Am Morgen nahm ich den Zug „Adirondack Express“, der allerdings zwei Stunden Verspätung hatte. Die US-Grenzschutzbeamten waren entspannt und äußerst zügig in ihrer Kontrolle. Schon in Westport verließ ich den Zug.

…und Adirondacks

Es war schon spät und glücklicherweise nahm mich eine Frau ein paar Kilometer mit zu meinem Trailhead in den Giant Mountains. Ich ging noch eine Stunde bergauf um dann bei rasch einbrechender Dunkelheit mein Zelt auf einer Anhöhe aufzuschlagen. Ich schlief sehr gut und der nächste Morgen zeigte sich niederschlagsfrei, aber leicht bewölkt.

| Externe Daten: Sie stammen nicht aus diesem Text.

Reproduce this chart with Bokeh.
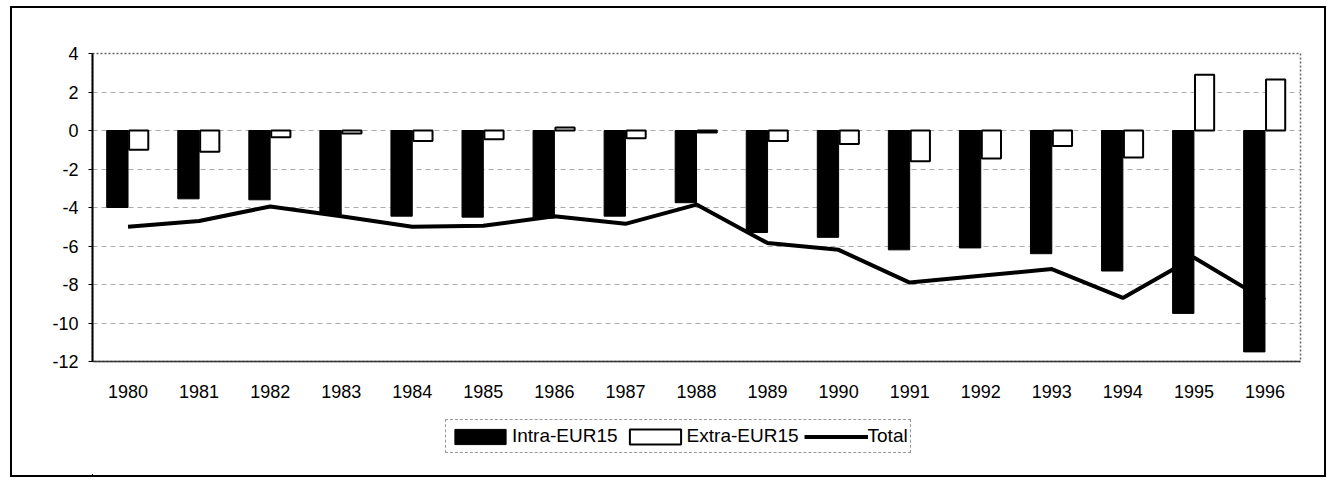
from bokeh.plotting import figure
from bokeh.models import ColumnDataSource, Legend, LegendItem, FactorRange, Range1d, FixedTicker
from bokeh.transform import dodge
from bokeh.layouts import column
from bokeh.embed import file_html
from bokeh.resources import INLINE

years = ["1980", "1981", "1982", "1983", "1984", "1985", "1986", "1987", "1988",
         "1989", "1990", "1991", "1992", "1993", "1994", "1995", "1996"]
intra = [-4.0, -3.55, -3.6, -4.35, -4.45, -4.5, -4.55, -4.45, -3.75,
         -5.3, -5.55, -6.2, -6.1, -6.4, -7.3, -9.5, -11.5]
extra = [-1.0, -1.1, -0.35, -0.15, -0.55, -0.45, 0.15, -0.4, -0.1,
         -0.55, -0.7, -1.6, -1.45, -0.8, -1.4, 2.9, 2.65]
total = [-5.0, -4.7, -3.95, -4.45, -5.0, -4.95, -4.45, -4.85, -3.85,
         -5.85, -6.2, -7.9, -7.55, -7.2, -8.7, -6.6, -8.8]
y_ticks = [-12, -10, -8, -6, -4, -2, 0, 2, 4]
y_tick_labels = ["-12", "-10", "-8", "-6", "-4", "-2", "0", "2", "4"]
series_names = ["Intra-EUR15", "Extra-EUR15", "Total"]

src = ColumnDataSource(dict(year=years, intra=intra, extra=extra, total=total))

FONT = "Liberation Sans"
W = 1312


def draw(fig, shift=0.0):
    ri = fig.vbar(x=dodge("year", shift - 0.15, range=fig.x_range), top="intra", width=0.3,
                  source=src, fill_color="black", line_color="black", line_width=1)
    re = fig.vbar(x=dodge("year", shift + 0.15, range=fig.x_range), top="extra", width=0.27,
                  source=src, fill_color="white", line_color="black", line_width=2)
    rt = fig.line(x=dodge("year", shift, range=fig.x_range), y="total", source=src,
                  line_color="black", line_width=4)
    return ri, re, rt


p = figure(width=W, height=402, x_range=FactorRange(factors=years, range_padding=0),
           y_range=Range1d(-12, 4), output_backend="svg", toolbar_location=None,
           min_border_left=80, min_border_right=24, min_border_top=45, min_border_bottom=49)
draw(p)

p.xgrid.grid_line_color = None
p.ygrid.grid_line_color = "#aaaaaa"
p.ygrid.grid_line_dash = "5 4"
p.ygrid.grid_line_width = 1
p.yaxis.ticker = FixedTicker(ticks=y_ticks)
p.yaxis.major_label_overrides = dict(zip(y_ticks, y_tick_labels))

p.outline_line_color = "#666666"
p.outline_line_dash = "2 2"
p.outline_line_width = 1.5

p.yaxis.axis_line_color = "black"
p.yaxis.axis_line_width = 2
p.yaxis.major_tick_out = 4
p.yaxis.major_tick_in = 0
p.yaxis.minor_tick_line_color = None
p.yaxis.major_label_standoff = 10
p.xaxis.axis_line_color = "#333333"
p.xaxis.axis_line_width = 1.5
p.xaxis.major_tick_line_color = None
p.xaxis.major_label_standoff = 17
for ax in (p.xaxis[0], p.yaxis[0]):
    ax.major_label_text_font = FONT
    ax.major_label_text_font_size = "18px"
    ax.major_label_text_color = "black"

# legend strip below the chart: its own copies of the glyphs lie far outside its view
pl = figure(width=W, height=65, x_range=FactorRange(factors=years, range_padding=0),
            y_range=Range1d(1000, 1001), output_backend="svg", toolbar_location=None,
            x_axis_location=None, y_axis_location=None,
            min_border_left=0, min_border_right=0, min_border_top=0, min_border_bottom=0)
pl.outline_line_color = None
pl.grid.grid_line_color = None
li, le, lt = draw(pl, shift=-200.0)

legend = Legend(items=[LegendItem(label=series_names[0], renderers=[li]),
                       LegendItem(label=series_names[1], renderers=[le]),
                       LegendItem(label=series_names[2], renderers=[lt])],
                orientation="horizontal", location=(353, 22),
                label_text_font=FONT, label_text_font_size="19px", label_text_color="black",
                glyph_width=64, glyph_height=19, label_standoff=0, spacing=5,
                padding=2, label_height=28,
                border_line_color="#333333", border_line_dash="4 2", border_line_width=1,
                background_fill_alpha=0)
pl.add_layout(legend, "center")

layout = column(p, pl, styles={"border": "2px solid black", "margin-left": "10px", "margin-top": "6px"})

open("out.html", "w").write(file_html(layout, INLINE))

Ich frühstückte, ging auf gut markierten Wegen ohne eine Menschenseele zu treffen Richtung Westen, durchquerte das Keene Valley und die High Peaks Wilderness hinauf. Leider waren die meisten bunten Blätter der Bäume schon am Boden, nicht wie gehofft noch an den Bäumen. Dadurch war die Sicht allerdings besser.

Eine andere Nacht verbrachte ich in den Porter Mountains. In den frühen Morgenstunden fing es an zu regnen. Trotzdem ging ich irgendwann los, in den Regen mischten sich Schneeflocken und das Ganze war ausgesprochen ungemütlich, die Wege schlammig und rutschig. Zum Glück begegneten mir keine Schwarzbären, die in dieser Gegend durchaus vorkommen, aber nicht so frech sein sollen wie ihre kalifornischen Artgenossen. Trotzdem sollten mitgebrachte Lebensmittel weit ab vom Zelt gelagert werden, am besten in dem (vorgeschriebenen) Container.

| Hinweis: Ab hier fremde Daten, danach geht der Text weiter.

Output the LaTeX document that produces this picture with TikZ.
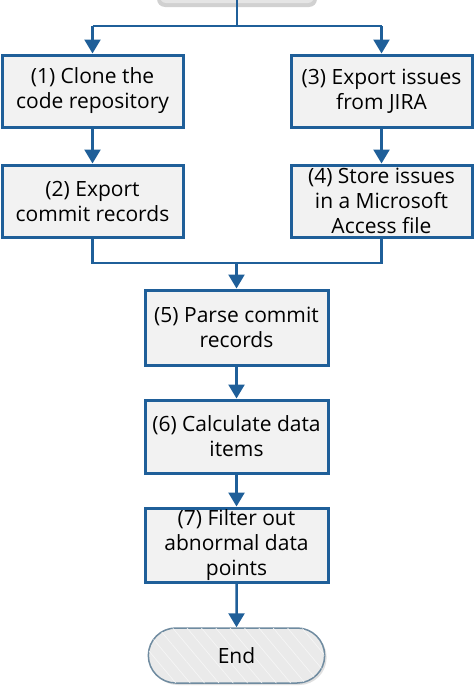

Da ich nur wenig mehr mithatte als ein paar Clif Bars (die weltbesten Energieriegel!), war ich kaum beunruhigt und schlief ohne große Sorgen oder Ängste. Irgendwann kamen mir zwei Leute entgegen, die mir ungefragt anboten, mich mit ihrem Auto vom Trailhead mitzunehmen, da sie nur kurz auf einen nahen Gipfel wollten. Dieses Angebot nahm ich dankend an als sie mich einholten, während ich eine kurze Pause einlegte.

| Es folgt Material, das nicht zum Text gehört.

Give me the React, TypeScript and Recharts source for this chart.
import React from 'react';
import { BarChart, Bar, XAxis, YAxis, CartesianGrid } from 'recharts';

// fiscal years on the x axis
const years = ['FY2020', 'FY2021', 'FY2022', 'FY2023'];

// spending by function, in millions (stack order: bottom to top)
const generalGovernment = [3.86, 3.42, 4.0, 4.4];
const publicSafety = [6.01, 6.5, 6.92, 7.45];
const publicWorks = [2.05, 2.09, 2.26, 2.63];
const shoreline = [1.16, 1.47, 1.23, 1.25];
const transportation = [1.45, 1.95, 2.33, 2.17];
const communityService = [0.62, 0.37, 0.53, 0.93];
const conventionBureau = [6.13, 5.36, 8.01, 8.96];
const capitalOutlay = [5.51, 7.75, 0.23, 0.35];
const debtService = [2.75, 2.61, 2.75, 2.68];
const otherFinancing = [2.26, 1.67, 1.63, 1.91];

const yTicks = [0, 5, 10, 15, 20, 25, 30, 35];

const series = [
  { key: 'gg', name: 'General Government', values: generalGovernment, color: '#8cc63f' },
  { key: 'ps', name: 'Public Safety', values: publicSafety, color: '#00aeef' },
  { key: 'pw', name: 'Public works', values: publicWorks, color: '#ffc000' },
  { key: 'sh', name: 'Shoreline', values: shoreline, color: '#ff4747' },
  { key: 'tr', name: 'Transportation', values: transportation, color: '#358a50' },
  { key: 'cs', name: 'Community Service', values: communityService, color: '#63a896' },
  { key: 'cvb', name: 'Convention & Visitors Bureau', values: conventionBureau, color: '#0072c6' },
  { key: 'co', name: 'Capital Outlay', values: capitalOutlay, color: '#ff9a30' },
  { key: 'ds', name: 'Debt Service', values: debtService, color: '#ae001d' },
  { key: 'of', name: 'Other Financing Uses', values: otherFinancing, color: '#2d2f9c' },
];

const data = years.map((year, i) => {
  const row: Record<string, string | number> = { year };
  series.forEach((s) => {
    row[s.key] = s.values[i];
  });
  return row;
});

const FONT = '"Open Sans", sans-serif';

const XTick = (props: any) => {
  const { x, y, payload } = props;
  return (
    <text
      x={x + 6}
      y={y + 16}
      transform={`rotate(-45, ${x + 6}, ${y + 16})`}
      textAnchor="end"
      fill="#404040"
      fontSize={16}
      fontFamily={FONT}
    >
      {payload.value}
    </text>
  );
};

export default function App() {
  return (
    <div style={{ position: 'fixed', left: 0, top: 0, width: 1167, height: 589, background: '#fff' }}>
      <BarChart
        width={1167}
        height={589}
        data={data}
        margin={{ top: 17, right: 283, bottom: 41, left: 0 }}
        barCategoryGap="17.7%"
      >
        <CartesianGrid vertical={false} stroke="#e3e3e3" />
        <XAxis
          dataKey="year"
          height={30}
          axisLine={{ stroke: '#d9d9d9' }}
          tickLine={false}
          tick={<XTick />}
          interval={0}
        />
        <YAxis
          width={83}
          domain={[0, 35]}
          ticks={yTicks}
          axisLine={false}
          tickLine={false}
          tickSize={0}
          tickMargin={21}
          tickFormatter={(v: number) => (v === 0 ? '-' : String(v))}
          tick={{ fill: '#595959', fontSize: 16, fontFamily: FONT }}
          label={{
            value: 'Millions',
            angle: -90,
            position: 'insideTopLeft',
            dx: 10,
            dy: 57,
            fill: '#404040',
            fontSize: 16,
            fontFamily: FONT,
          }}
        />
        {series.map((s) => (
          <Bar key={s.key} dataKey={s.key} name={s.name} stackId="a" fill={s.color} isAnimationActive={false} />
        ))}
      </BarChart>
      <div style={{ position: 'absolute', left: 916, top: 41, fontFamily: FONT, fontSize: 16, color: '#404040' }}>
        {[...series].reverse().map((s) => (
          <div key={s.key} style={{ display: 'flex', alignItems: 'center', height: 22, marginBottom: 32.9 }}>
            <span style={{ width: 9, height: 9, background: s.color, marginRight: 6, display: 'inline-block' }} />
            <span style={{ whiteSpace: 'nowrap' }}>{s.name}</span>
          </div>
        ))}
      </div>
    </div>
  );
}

Lake Placid und New York City

Sie brachten mich bis zu einem Hostel an der Straße Richtung Lake Placid. Dort war eindeutig off-season und ich war fast der einzige Gast, was den enormen Vorteil hatte, dass ich ein Zimmer für mich hatte und genug Platz, um meine Sachen zu trocknen.

Am nächsten Tag trampte ich nach Lake Placid, frühstückte schwer in einem Diner, und nahm den Bus nach New York City wo ich die letzten Tage mit dem Bummeln durch bekannte und unbekannte Ecken dieser Stadt der Städte verbrachte.


2 Responses to USA – Städte, Züge, Wandern

  1. Mirko says:

    Hallo Phillip, kannst du etwas genauer beschreiben, wie die Fahrt im Amtrak „Empire Builder“ zwischen Chicago und Seattle abläuft? Wenn man kein Roomette oder teuren Schlafwagen bucht, kann man noch normale Sitzplätze buchen. Sind diese für 2 Nächte einigermaßen komfortabel oder ist es da sehr unbequem? Da für die normalen Sitzplatzbucher die Mahlzeiten nicht inklusive sind, stellt sich auch die Frage, ob man dann den Speisewagen auch nutzen kann oder nicht? Wie sind dort ca. die Preise im Empire Builder Speisewagen? Normal oder auf 4* Sterne Hotel Niveau? Vielen Dank im voraus von mir.

    • philipp says:

      hallo.
      die normalen Sitze sind durchaus bequem, sehr viel Beinfreiheit, sehr breit, und luxuriös ist es wenn einem zwei zur Verfügung stehen, weil man sich dann beinahe komplett ausstrecken kann.
      Den normalen Speisewagen habe ich nicht genutzt, so kann ich deine Frage auch nicht beantworten. Aber im Untergeschoss des Sightseeing-Cars gibt es neben Kaffee und Kuchen auch diverse Getränke und Snacks wie Cream Cheese Bagel u.ä., aber keine vollwertigen Mahlzeiten.
      Und der Ablauf, naja, man fährt halt lange und entspannt Zug, relativ wenig Stops, die meisten fahren nicht die komplette Strecke, und zum Ende der Strecke wird’s relativ voll.